Packaging a Training Application

Before you can run your trainer application with Cloud Machine Learning Engine, your code and any dependencies must be placed in a Google Cloud Storage location that your Google Cloud Platform project can access. This page shows you the steps to package your code and stage it in the cloud. You can find a detailed description of Cloud ML Engine's packaging requirements on the training concepts page.

Before you begin

Packaging your trainer code is one step in the model training process. You should have completed the following steps before you move your application to the cloud:

  1. Configure your development environment.

  2. Develop your trainer application with TensorFlow.

In addition, you'll get the best results if you:

  • Know all of the Python libraries that your trainer depends on, whether custom or freely available through PyPI.

  • Test your trainer locally; training with Cloud ML Engine incurs charges to your account for the resources used.

Packaging and uploading your code and dependencies

How you get your training application to its destination Google Cloud Storage location depends on these factors:

  • Will you use the gcloud tool (recommended) or code your own solution?

  • Do you need to create your package manually?

  • Do you have additional dependencies that aren't included in the Cloud ML Engine runtime that you are using?

Gather required information

You need to gather the following information to package your trainer:

Package path
If you are using the gcloud command-line tool to package your trainer, you must include the local path to your trainer source code. Refer to the recommended trainer project structure for more details.
Job directory
This is the root directory for your job's output. It must be a Cloud Storage path to a location that your project has write access to.
Dependency paths
If you have custom dependencies you need to have the URI to the package of each one. If you use the gcloud tool to run your training job, you can specify local directories and the tool will stage them in the cloud for you. If you run training jobs using the Cloud ML Engine API directly, you must stage your dependency packages in a Cloud Storage location yourself and then use the paths to them there.
Module name
The name of your trainer's main module. This is the Python file that you run to start your trainer. This name must use the namespace notation for your package. If you use the recommended trainer project structure your module name is trainer.task.
Staging bucket
The Google Cloud Storage location where your trainer is staged so that the training service can copy it to the training instances needed to run your job. If you package and stage yourself, you just need to copy your trainer package here and remember the path for when you start the training job. If you are using the gcloud tool to package your trainer, you specify this value and the tool copies your package for you. In the gcloud tool case, you can omit this value if you specify a job directory to have the tool use the output directory for staging.

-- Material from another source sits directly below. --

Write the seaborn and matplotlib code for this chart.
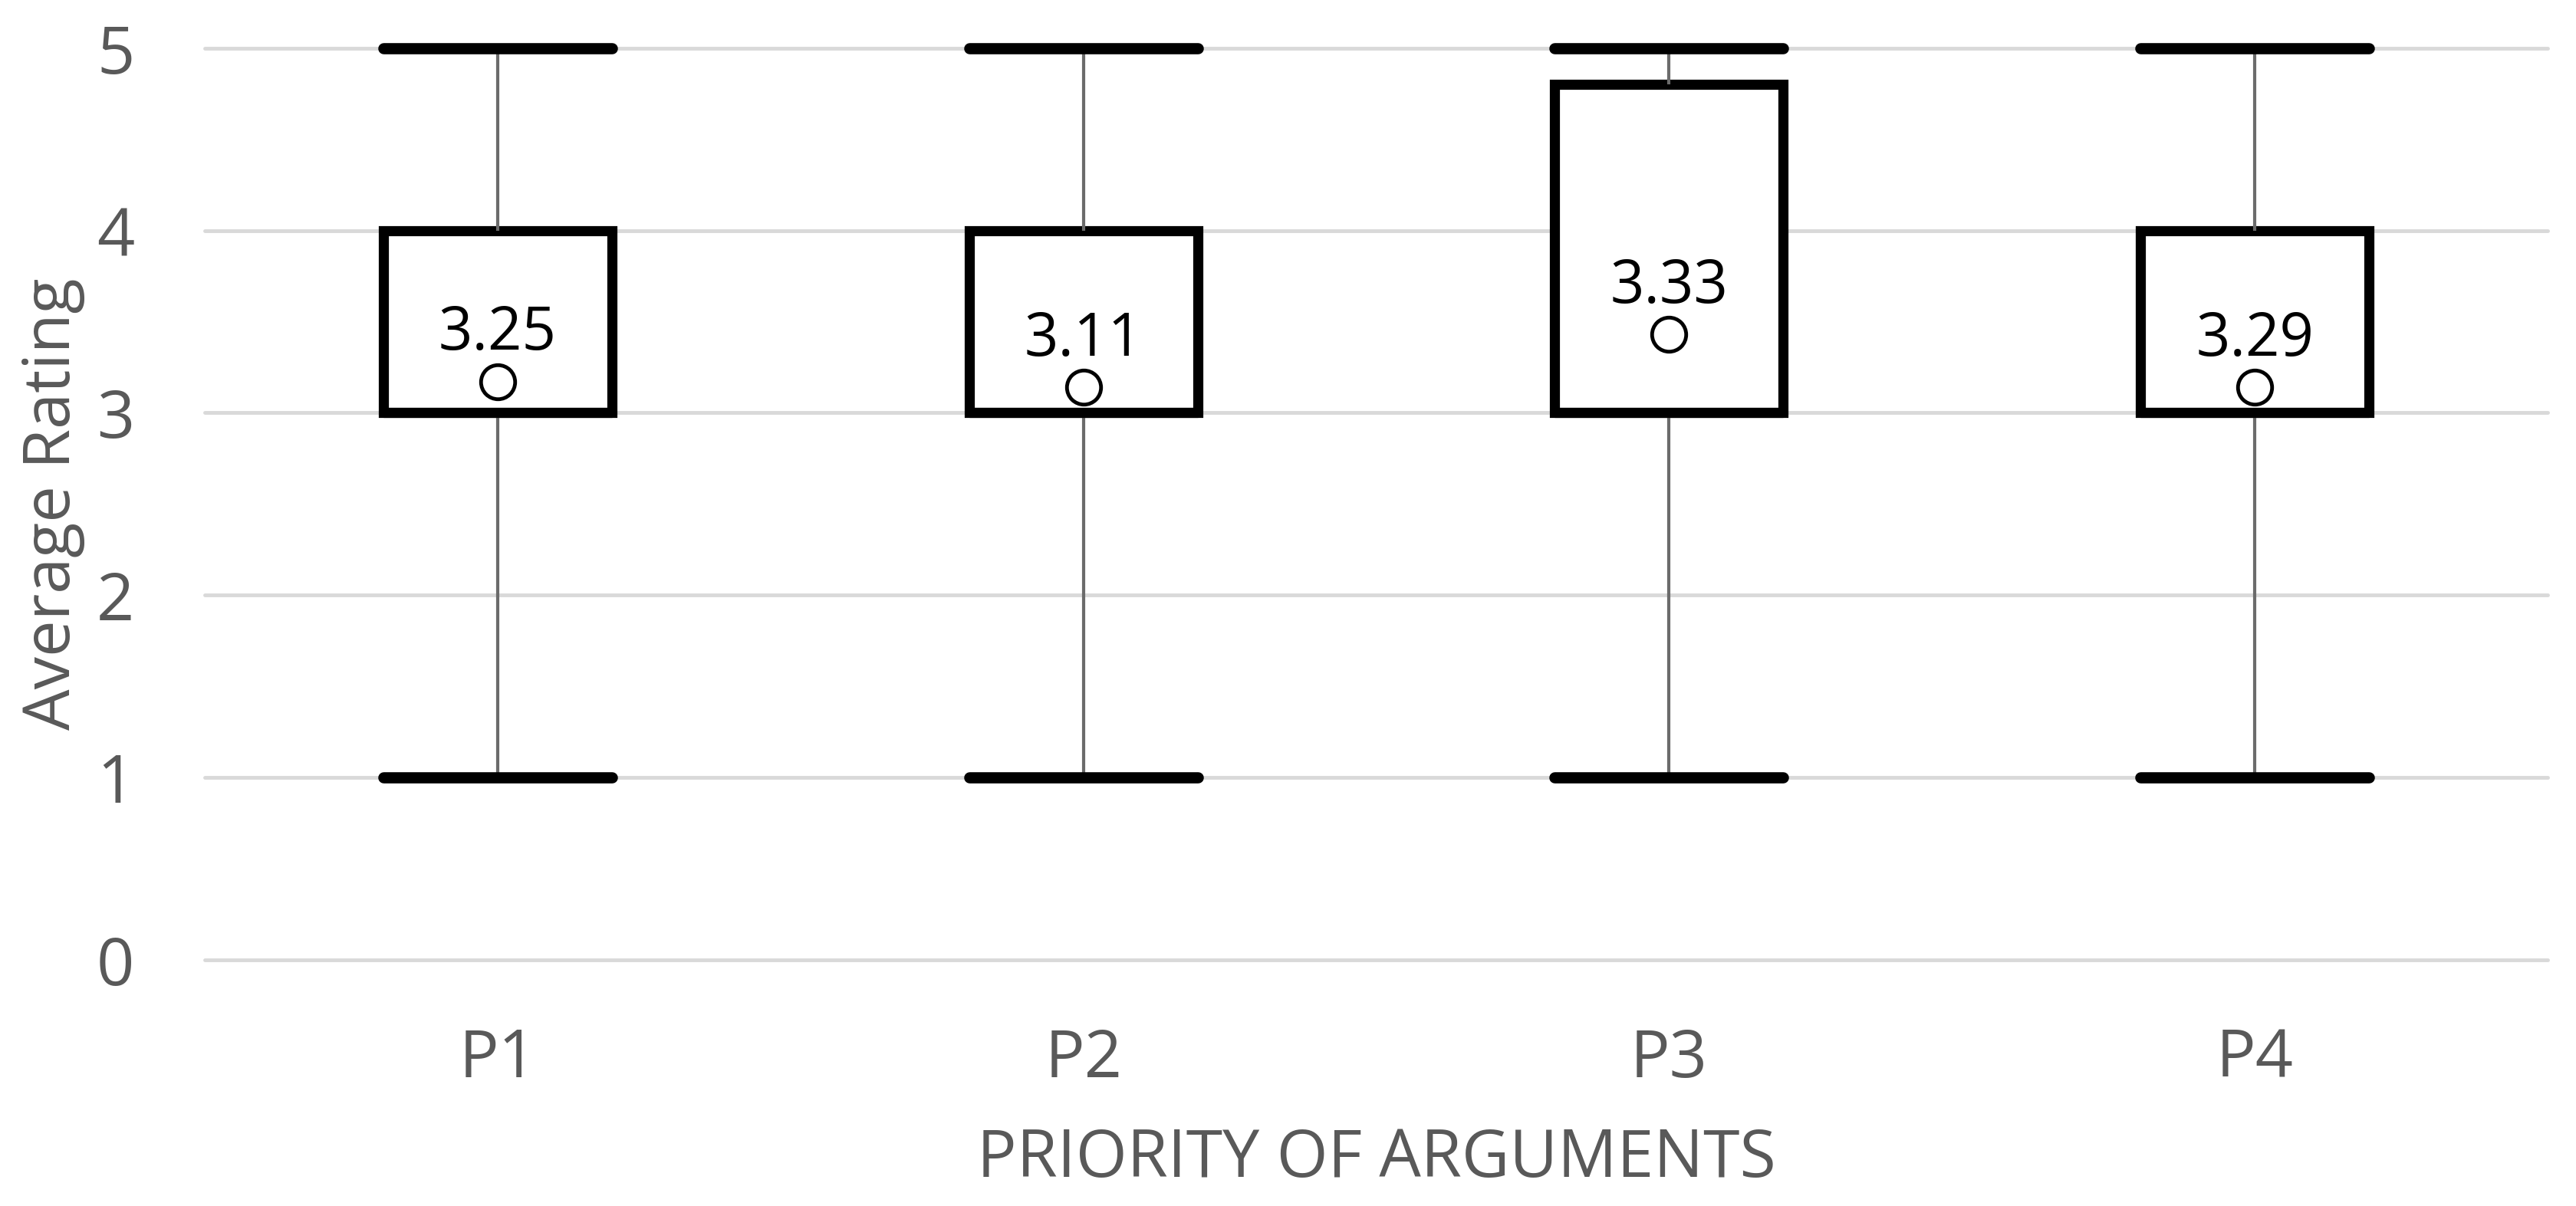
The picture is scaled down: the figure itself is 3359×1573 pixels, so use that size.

The simplest way to package your trainer and upload it along with its dependencies is to use the gcloud tool:

  • As part of your gcloud ml-engine job submit training command:

    1. Set the --package-path flag to the path to the root directory of your trainer application.

    2. Set the --module-name flag to the name of your application's main module using your package's namespace dot notation (for example, in the recommended case of your main module being .../my_application/trainer/task.py, the module name is trainer.task).

    3. Set the --staging-bucket flag to the Cloud Storage location that you want the tool to use to stage your training and dependency packages.

It can be helpful to define your configuration values as environment variables:

TRAINER_PACKAGE_PATH="/path/to/your/application/sources"
MAIN_TRAINER_MODULE="trainer.task"
PACKAGE_STAGING_PATH="gs://your/chosen/staging/path"

The example training job submission command below packages a trainer application using the environment variables just defined, as well as these, which are explained more fully in the how-to page about starting training jobs:

Job name

The name for your job, which must be unique within your project. A common approach to ensuring meaningful, unique job names is to append the current date and time to the model name. For example, in BASH:

now=$(date +"%Y%m%d_%H%M%S")
JOB_NAME="census_$now"
Job directory

The Cloud Storage location that you want to use for your training outputs. Remember to use a location in a bucket in the same region that you run the job.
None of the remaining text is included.